Frequently Asked Questions
Which cake is harder to make?
Both are labor-intensive, but most bakers agree the Smith Island Cake is more challenging due to the tedious process of baking 8-15 individual, paper-thin layers and getting the cooked fudge frosting to the perfect consistency.
Is Doberge Cake just a version of Smith Island Cake?
Not at all. They have completely separate origins, traditions, and construction methods. The Doberge was a professional baker’s adaptation of a European torte, while the Smith Island Cake grew from a regional home-baking tradition.
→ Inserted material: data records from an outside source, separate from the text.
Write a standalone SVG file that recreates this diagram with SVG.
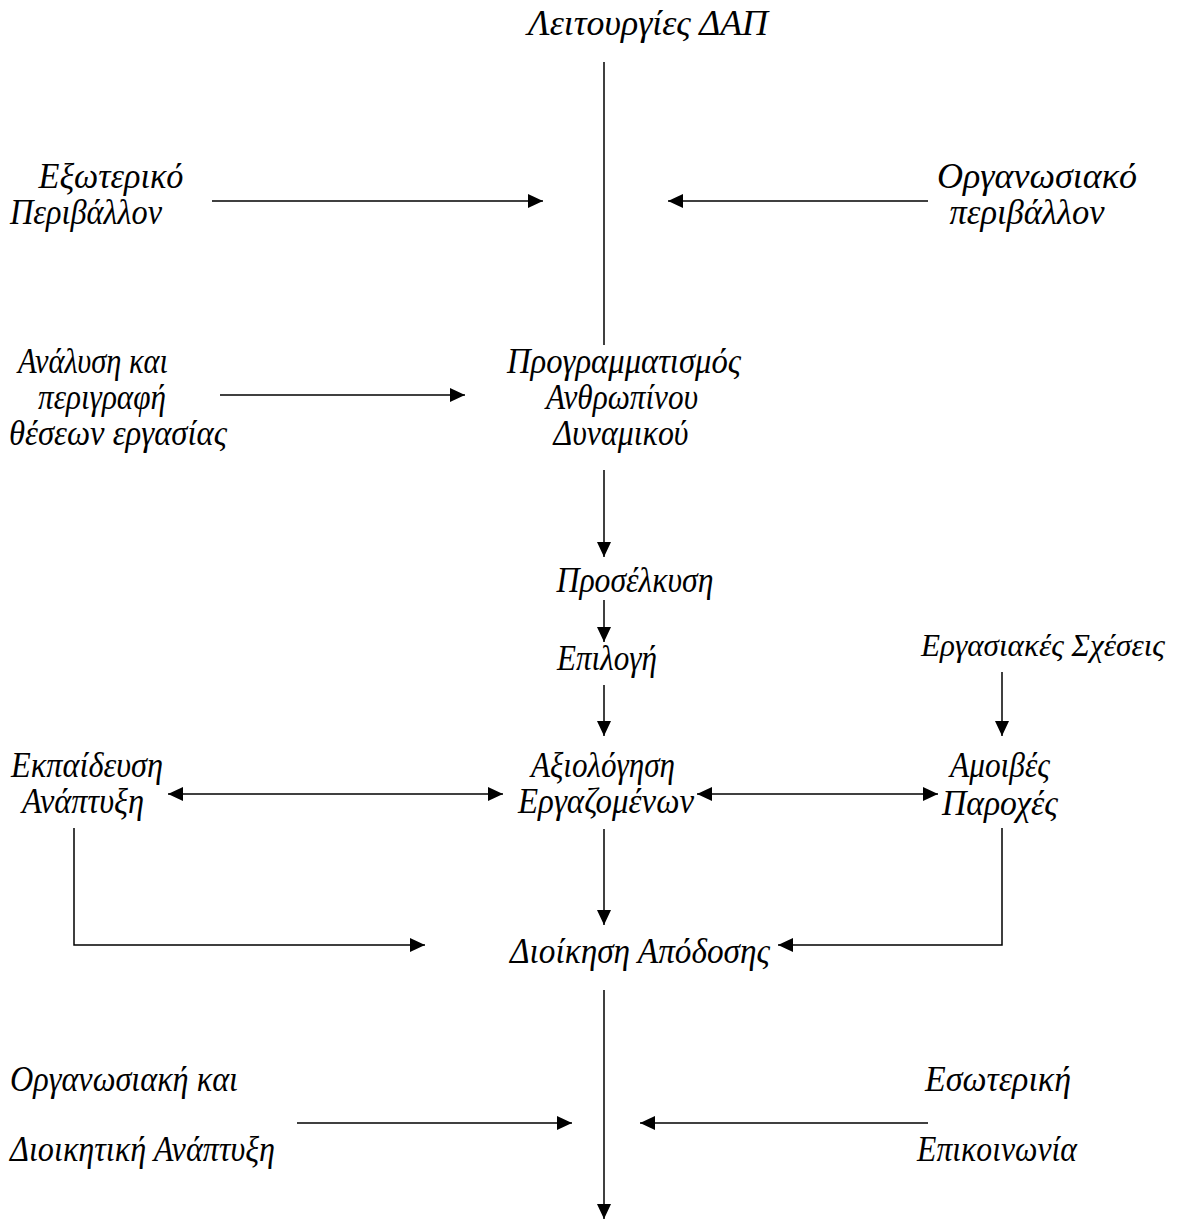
<svg xmlns="http://www.w3.org/2000/svg" width="1178" height="1221" viewBox="0 0 1178 1221">
<style>
text{font-family:"Liberation Serif","Times New Roman",serif;font-style:italic;font-size:35px;fill:#000}
.c{text-anchor:middle}
.ln{stroke:#000;stroke-width:1.5;fill:none}
</style>
<defs>
<marker id="ah" markerUnits="userSpaceOnUse" markerWidth="16" markerHeight="14" refX="15" refY="7" orient="auto-start-reverse">
<path d="M0,0 L15,7 L0,14 Z" fill="#000"/>
</marker>
</defs>
<g id="connectors">
<line class="ln" x1="604" y1="62" x2="604" y2="345"/>
<line class="ln" x1="212" y1="201" x2="543" y2="201" marker-end="url(#ah)"/>
<line class="ln" x1="928" y1="201" x2="668" y2="201" marker-end="url(#ah)"/>
<line class="ln" x1="220" y1="395" x2="465" y2="395" marker-end="url(#ah)"/>
<line class="ln" x1="604" y1="470" x2="604" y2="557" marker-end="url(#ah)"/>
<line class="ln" x1="604" y1="600" x2="604" y2="642" marker-end="url(#ah)"/>
<line class="ln" x1="604" y1="685" x2="604" y2="736" marker-end="url(#ah)"/>
<line class="ln" x1="1002" y1="672" x2="1002" y2="736" marker-end="url(#ah)"/>
<line class="ln" x1="168" y1="794" x2="503" y2="794" marker-start="url(#ah)" marker-end="url(#ah)"/>
<line class="ln" x1="697" y1="794" x2="938" y2="794" marker-start="url(#ah)" marker-end="url(#ah)"/>
<polyline class="ln" points="74,828 74,945 425,945" marker-end="url(#ah)"/>
<line class="ln" x1="604" y1="829" x2="604" y2="925" marker-end="url(#ah)"/>
<polyline class="ln" points="1002,828 1002,945 778,945" marker-end="url(#ah)"/>
<line class="ln" x1="604" y1="990" x2="604" y2="1219" marker-end="url(#ah)"/>
<line class="ln" x1="297" y1="1123" x2="572" y2="1123" marker-end="url(#ah)"/>
<line class="ln" x1="928" y1="1123" x2="640" y2="1123" marker-end="url(#ah)"/>
</g>
<g id="n-title"><text class="c" x="648" y="35" textLength="240" lengthAdjust="spacingAndGlyphs">Λειτουργίες ΔΑΠ</text></g>
<g id="n-ext"><text class="c" x="111" y="188" textLength="145" lengthAdjust="spacingAndGlyphs">Εξωτερικό</text><text class="c" x="86" y="224" textLength="152" lengthAdjust="spacingAndGlyphs">Περιβάλλον</text></g>
<g id="n-org"><text class="c" x="1037" y="188" textLength="200" lengthAdjust="spacingAndGlyphs">Οργανωσιακό</text><text class="c" x="1027" y="224" textLength="155" lengthAdjust="spacingAndGlyphs">περιβάλλον</text></g>
<g id="n-anal"><text class="c" x="93" y="373" textLength="150" lengthAdjust="spacingAndGlyphs">Ανάλυση και</text><text class="c" x="102" y="409" textLength="128" lengthAdjust="spacingAndGlyphs">περιγραφή</text><text class="c" x="118" y="445" textLength="218" lengthAdjust="spacingAndGlyphs">θέσεων εργασίας</text></g>
<g id="n-prog"><text class="c" x="624" y="373" textLength="234" lengthAdjust="spacingAndGlyphs">Προγραμματισμός</text><text class="c" x="622" y="409" textLength="152" lengthAdjust="spacingAndGlyphs">Ανθρωπίνου</text><text class="c" x="621" y="445" textLength="135" lengthAdjust="spacingAndGlyphs">Δυναμικού</text></g>
<g id="n-pros"><text class="c" x="635" y="592" textLength="157" lengthAdjust="spacingAndGlyphs">Προσέλκυση</text></g>
<g id="n-epil"><text class="c" x="607" y="670" textLength="100" lengthAdjust="spacingAndGlyphs">Επιλογή</text></g>
<g id="n-erg"><text class="c" x="1043" y="656" style="font-size:32px" textLength="244" lengthAdjust="spacingAndGlyphs">Εργασιακές Σχέσεις</text></g>
<g id="n-ekp"><text class="c" x="87" y="777" textLength="152" lengthAdjust="spacingAndGlyphs">Εκπαίδευση</text><text class="c" x="83" y="813" textLength="122" lengthAdjust="spacingAndGlyphs">Ανάπτυξη</text></g>
<g id="n-axi"><text class="c" x="603" y="777" textLength="144" lengthAdjust="spacingAndGlyphs">Αξιολόγηση</text><text class="c" x="606" y="813" textLength="176" lengthAdjust="spacingAndGlyphs">Εργαζομένων</text></g>
<g id="n-amo"><text class="c" x="1000" y="777" textLength="100" lengthAdjust="spacingAndGlyphs">Αμοιβές</text><text class="c" x="1000" y="815" textLength="116" lengthAdjust="spacingAndGlyphs">Παροχές</text></g>
<g id="n-dioik"><text class="c" x="640" y="963" textLength="260" lengthAdjust="spacingAndGlyphs">Διοίκηση Απόδοσης</text></g>
<g id="n-organ"><text x="10" y="1091" textLength="228" lengthAdjust="spacingAndGlyphs">Οργανωσιακή και</text><text x="10" y="1161" textLength="265" lengthAdjust="spacingAndGlyphs">Διοικητική Ανάπτυξη</text></g>
<g id="n-eso"><text class="c" x="998" y="1091" textLength="146" lengthAdjust="spacingAndGlyphs">Εσωτερική</text><text class="c" x="997" y="1161" textLength="160" lengthAdjust="spacingAndGlyphs">Επικοινωνία</text></g>
</svg>
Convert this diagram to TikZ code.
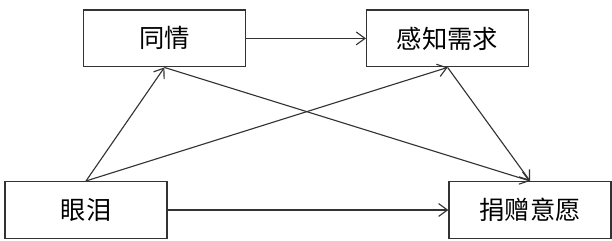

Can you find variations of these cakes?
Absolutely! While classic flavors reign, modern bakeries offer Doberge cakes in flavors like salted caramel or strawberry. Smith Island Cakes can now be found with fillings like coconut cream, fig, or banana, though the classic chocolate remains the icon.
Why does the Doberge Cake have a hard shell?
The firm outer shell of poured fondant or ganache was a clever innovation by Beulah Ledner to protect the delicate custard filling and soft cake layers, especially in the warm, humid climate of New Orleans. It locks in moisture and helps the cake hold its shape.